Failure to State a Claim
The Court analyzed LaBombard's argument regarding the failure to state a claim, emphasizing that a motion to dismiss could only be granted if it was clear that the plaintiff could not prove any facts that would support a claim for relief. The United States asserted that it complied with the legal requirements for initiating the lawsuit, having commenced the action with the necessary permissions from the Secretary of the Treasury and the Attorney General. The Court noted that LaBombard had failed to file tax returns for the years in question, which eliminated any statutory limitations on the government's ability to assess taxes. Consequently, the Court upheld the validity of the IRS's tax assessments against LaBombard, as he did not provide evidence to counter the presumption of correctness associated with those assessments.
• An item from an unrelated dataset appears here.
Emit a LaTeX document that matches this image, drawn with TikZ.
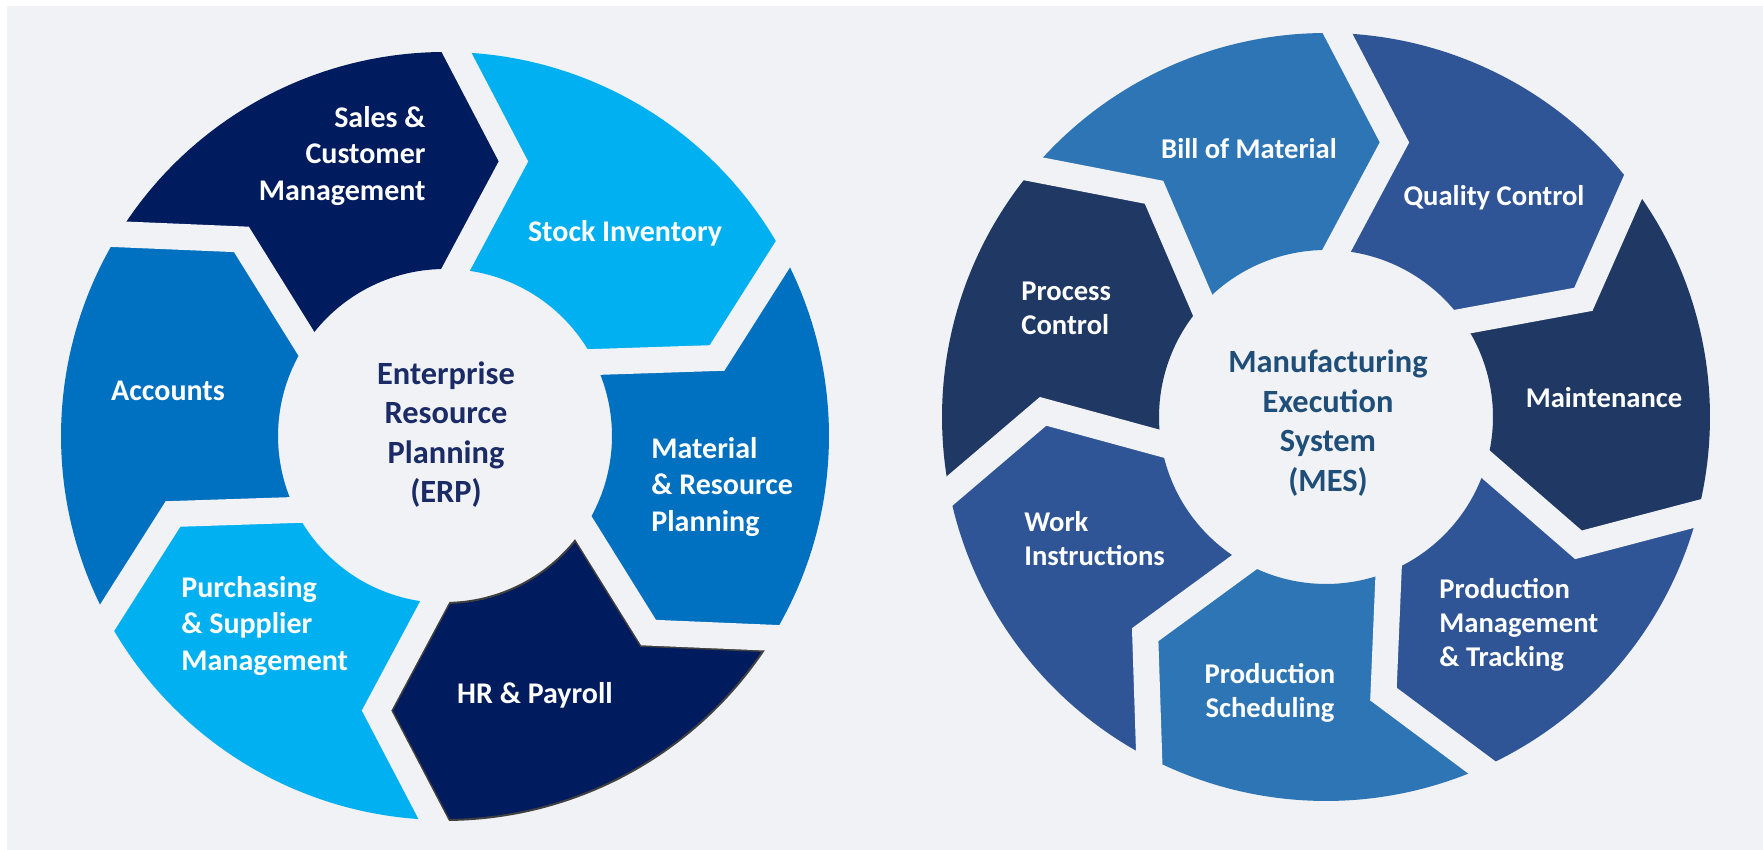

Analysis of Tax Assessments
The Court examined the IRS's assessments for the tax years 1983 through 1989, which had been made after LaBombard failed to file any returns. It highlighted that the IRS is permitted to prepare substitute returns under 26 U.S.C. § 6020(b) when individuals do not file. The Court noted that assessments were made in 1989 and 1992, and despite LaBombard receiving notice and demand for payment, he had refused to comply. The lack of filed returns meant that there was no time restriction on the government's ability to assess his tax liabilities. Therefore, the IRS's assessments were deemed valid, and LaBombard's arguments regarding the resolution of the 1988 tax year were dismissed as unpersuasive, as the IRS continued to assert a deficiency for that year.
Summary Judgment
In granting the United States' motion for summary judgment, the Court emphasized that LaBombard had not raised any genuine issues of material fact that would warrant a trial. It reiterated that the burden was on LaBombard to present specific facts to refute the government's claims, particularly given the presumptive correctness of the IRS assessments. The Court determined that LaBombard's failure to provide evidence challenging the assessments left the United States entitled to a judgment as a matter of law. As a result, the Court ordered LaBombard to pay the outstanding amount of $138,857.75, along with statutory interest and additional penalties accruing from October 19, 1998, thus concluding that the government met its burden to establish its claims against him.